Sufficiency of Allegations
The court assessed the sufficiency of Varela's allegations under the Minnesota Consumer Fraud Act and found that she had adequately stated a claim. The court highlighted that the MCFA prohibits various forms of deceptive practices, including misrepresentations and fraudulent omissions, which Varela alleged against State Farm. The court noted that Varela's complaint indicated State Farm's affirmative misrepresentation regarding its payment of "actual cash value," which was effectively less than promised due to the "typical negotiation" deductions. Furthermore, the court recognized that Varela had sufficiently alleged that State Farm had a duty to disclose certain material facts, given its specialized knowledge of the market conditions and the inherent complexities of vehicle valuations. Thus, the court concluded that Varela's allegations met the necessary threshold to survive a motion to dismiss.
Conclusion of the Court
Ultimately, the U.S. District Court concluded that while Varela's claims for breach of contract and related actions were subject to mandatory arbitration, her claim under the Minnesota Consumer Fraud Act was not.
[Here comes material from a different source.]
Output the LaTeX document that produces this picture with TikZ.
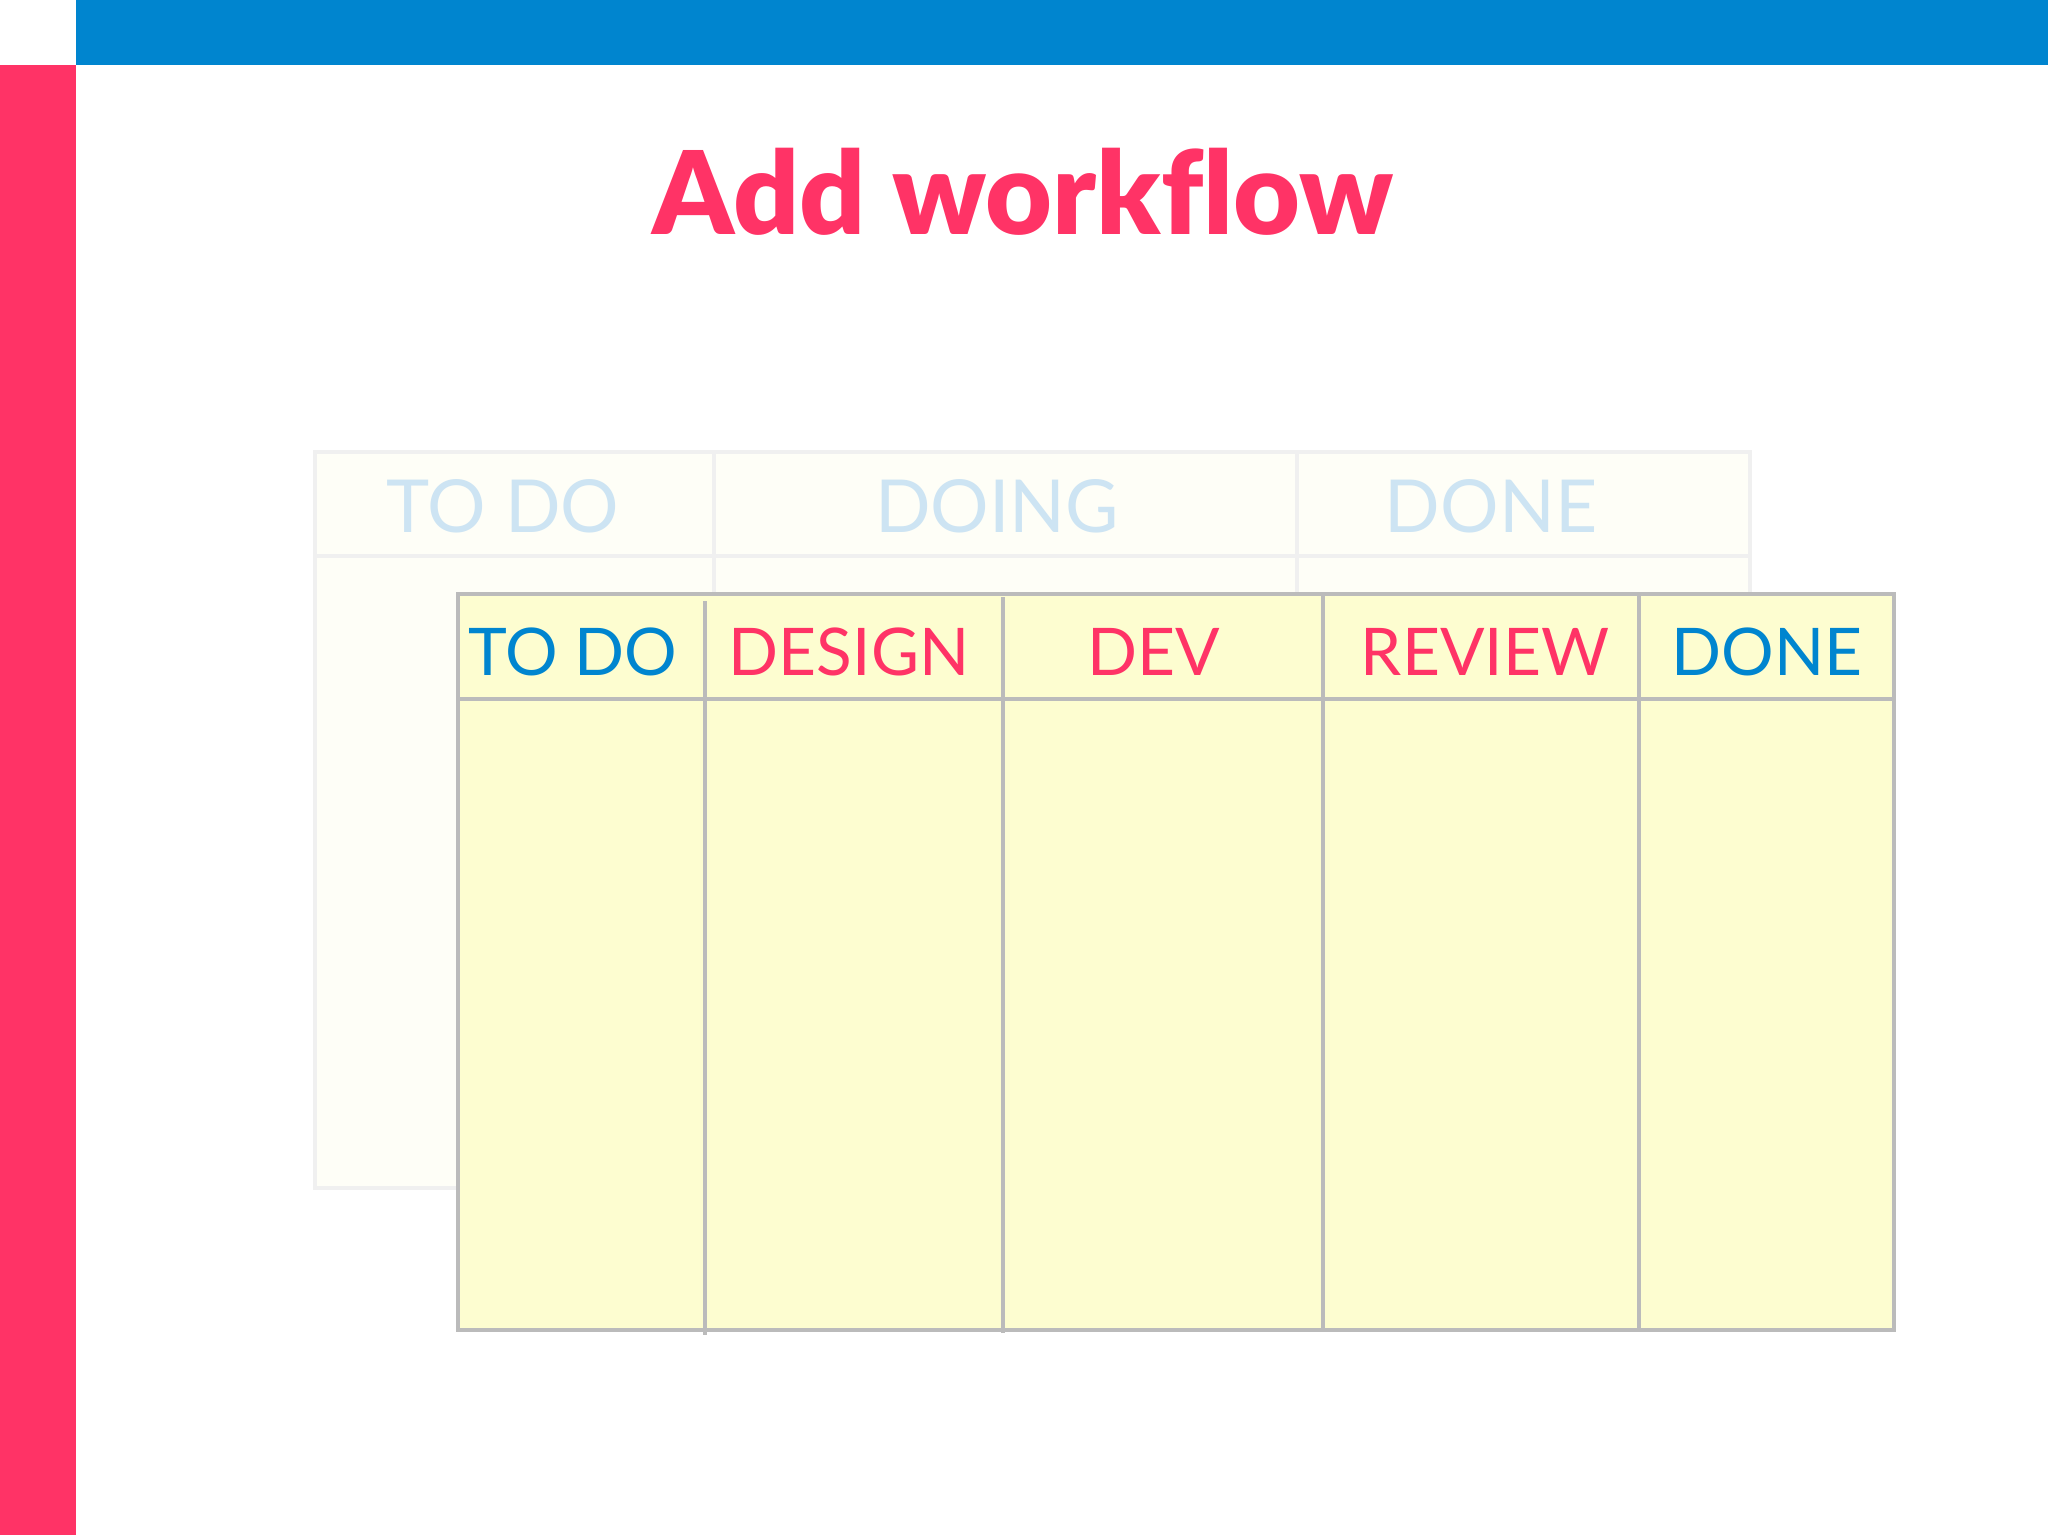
\documentclass[tikz,border=0pt]{standalone}
\usepackage{fontspec}
\setmainfont{Lato}
\newfontfamily\titlefont[Ligatures=NoCommon]{Lato Black}
\definecolor{brandblue}{HTML}{0085CF}
\definecolor{brandpink}{HTML}{FF3366}
\definecolor{paleblue}{HTML}{CDE4F3}
\definecolor{cardfill}{HTML}{FDFDD0}
\definecolor{ghostfill}{HTML}{FEFEF7}
\definecolor{ghostline}{HTML}{F0F0F0}
\definecolor{gridline}{HTML}{BBBBBB}
\tikzset{
  ghostlabel/.style={font=\fontsize{20.8}{24}\selectfont, text=paleblue, anchor=base, inner sep=0pt},
  collabel/.style={font=\fontsize{18.7}{22}\selectfont, anchor=base, inner sep=0pt},
  ghostgrid/.style={draw=ghostline, line width=1.3pt},
  cardgrid/.style={draw=gridline, line width=1.1pt},
}
\begin{document}
\begin{tikzpicture}[x=0.01cm, y=-0.01cm]
\useasboundingbox (0,0) rectangle (2048,1535);
\fill[white] (0,0) rectangle (2048,1535);
% bars
\fill[brandblue] (76,0) rectangle (2048,65);
\fill[brandpink] (0,65) rectangle (76,1535);
% title
\node[font=\titlefont\fontsize{32.8}{40}\selectfont, text=brandpink, anchor=base, inner sep=0pt] (title) at (1023,234) {Add workflow};
% ghost board
\fill[ghostfill] (315,452) rectangle (1750,1188);
\draw[ghostgrid] (315,452) rectangle (1750,1188);
\draw[ghostgrid] (315,556) -- (1750,556);
\draw[ghostgrid] (714,452) -- (714,600);
\draw[ghostgrid] (1297,452) -- (1297,600);
\node[ghostlabel] (gtodo) at (503,532) {TO DO};
\node[ghostlabel] (gdoing) at (997,532) {DOING};
\node[ghostlabel] (gdone) at (1491,532) {DONE};
% front board
\fill[cardfill] (458,594) rectangle (1894,1330);
\draw[cardgrid] (458,594) rectangle (1894,1330);
\draw[cardgrid] (458,699) -- (1894,699);
\draw[cardgrid] (705,601) -- (705,1335);
\draw[cardgrid] (1003,597) -- (1003,1333);
\draw[cardgrid] (1323,594) -- (1323,1330);
\draw[cardgrid] (1639,594) -- (1639,1330);
\node[collabel, text=brandblue] (todo) at (573,675) {TO DO};
\node[collabel, text=brandpink] (design) at (849,675) {DESIGN};
\node[collabel, text=brandpink] (dev) at (1154,675) {DEV};
\node[collabel, text=brandpink] (review) at (1485,675) {REVIEW};
\node[collabel, text=brandblue] (done) at (1767,675) {DONE};
\end{tikzpicture}
\end{document}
The court's decision allowed the fraud claim to proceed, as it was distinct from the contractual issues and adequately pled. The court emphasized the importance of maintaining jurisdiction over claims that allege fraudulent conduct, even when other related claims might require arbitration. As a result, the court denied State Farm's motion to dismiss the consumer fraud claim and granted the motion concerning the breach-related claims. This ruling underscored the court's commitment to addressing issues of consumer protection while adhering to statutory arbitration requirements.